Task description -
Repeat all of the material below exactly as written, images excluded.
+++
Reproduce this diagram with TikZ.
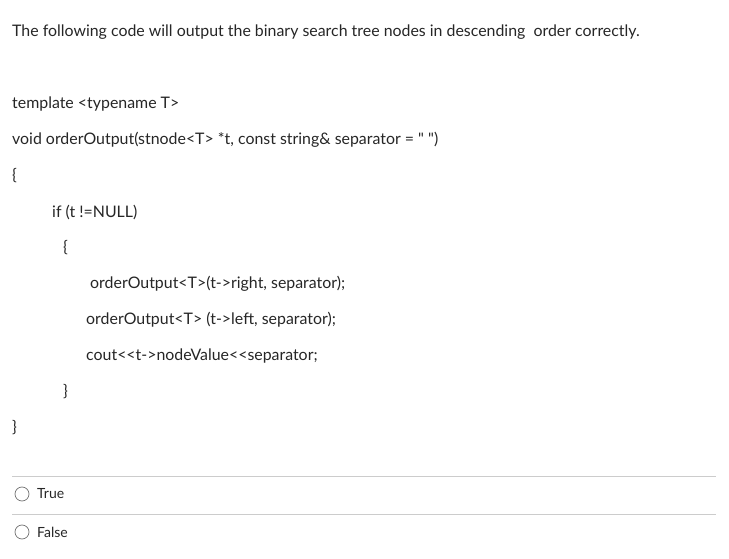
\documentclass[tikz,border=0pt]{standalone}
\usepackage{fontspec}
\setmainfont{Lato}[Ligatures=TeXOff]
\begin{document}
\begin{tikzpicture}[x=1pt,y=-1pt,
  txt/.style={anchor=west,inner sep=0pt,font=\fontsize{15.9}{18}\selectfont,text=black!85},
  opt/.style={anchor=west,inner sep=0pt,font=\fontsize{14}{16}\selectfont,text=black!85},
  rule/.style={draw=black!20,line width=0.8pt},
  radio/.style={circle,draw=black!55,line width=0.7pt,minimum size=14pt,inner sep=0pt}]
\useasboundingbox (0,0) rectangle (729,559);
\node[txt] (q) at (12,32) {The following code will output the binary search tree nodes in descending\ \ order correctly.};
\node[txt] (l1) at (12,104) {template <typename T>};
\node[txt] (l2) at (12,140) {void orderOutput(stnode<T> *t, const string\& separator = " ")};
\node[txt] (l3) at (12,176) {\{};
\node[txt] (l4) at (52,212) {if (t !=NULL)};
\node[txt] (l5) at (63,248) {\{};
\node[txt] (l6) at (90,284) {orderOutput<T>(t->right, separator);};
\node[txt] (l7) at (86,320) {orderOutput<T> (t->left, separator);};
\node[txt] (l8) at (86,356) {cout<<t->nodeValue<<separator;};
\node[txt] (l9) at (63,392) {\}};
\node[txt] (l10) at (12,428) {\}};
\coordinate (r1a) at (12,476); \coordinate (r1b) at (716,476);
\coordinate (r2a) at (12,514); \coordinate (r2b) at (716,514);
\draw[rule] (r1a) -- (r1b);
\draw[rule] (r2a) -- (r2b);
\node[radio] (c1) at (22,494) {};
\node[opt] (t1) at (37,494) {True};
\node[radio] (c2) at (22,532) {};
\node[opt] (t2) at (37,532) {False};
\end{tikzpicture}
\end{document}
+++
Written response -
Reproduce this diagram with TikZ.
\documentclass[tikz,border=0pt]{standalone}
\usepackage{fontspec}
\setmainfont{Lato}[Ligatures=TeXOff]
\begin{document}
\begin{tikzpicture}[x=1pt,y=-1pt,
  txt/.style={anchor=west,inner sep=0pt,font=\fontsize{15.9}{18}\selectfont,text=black!85},
  opt/.style={anchor=west,inner sep=0pt,font=\fontsize{14}{16}\selectfont,text=black!85},
  rule/.style={draw=black!20,line width=0.8pt},
  radio/.style={circle,draw=black!55,line width=0.7pt,minimum size=14pt,inner sep=0pt}]
\useasboundingbox (0,0) rectangle (729,559);
\node[txt] (q) at (12,32) {The following code will output the binary search tree nodes in descending\ \ order correctly.};
\node[txt] (l1) at (12,104) {template <typename T>};
\node[txt] (l2) at (12,140) {void orderOutput(stnode<T> *t, const string\& separator = " ")};
\node[txt] (l3) at (12,176) {\{};
\node[txt] (l4) at (52,212) {if (t !=NULL)};
\node[txt] (l5) at (63,248) {\{};
\node[txt] (l6) at (90,284) {orderOutput<T>(t->right, separator);};
\node[txt] (l7) at (86,320) {orderOutput<T> (t->left, separator);};
\node[txt] (l8) at (86,356) {cout<<t->nodeValue<<separator;};
\node[txt] (l9) at (63,392) {\}};
\node[txt] (l10) at (12,428) {\}};
\coordinate (r1a) at (12,476); \coordinate (r1b) at (716,476);
\coordinate (r2a) at (12,514); \coordinate (r2b) at (716,514);
\draw[rule] (r1a) -- (r1b);
\draw[rule] (r2a) -- (r2b);
\node[radio] (c1) at (22,494) {};
\node[opt] (t1) at (37,494) {True};
\node[radio] (c2) at (22,532) {};
\node[opt] (t2) at (37,532) {False};
\end{tikzpicture}
\end{document}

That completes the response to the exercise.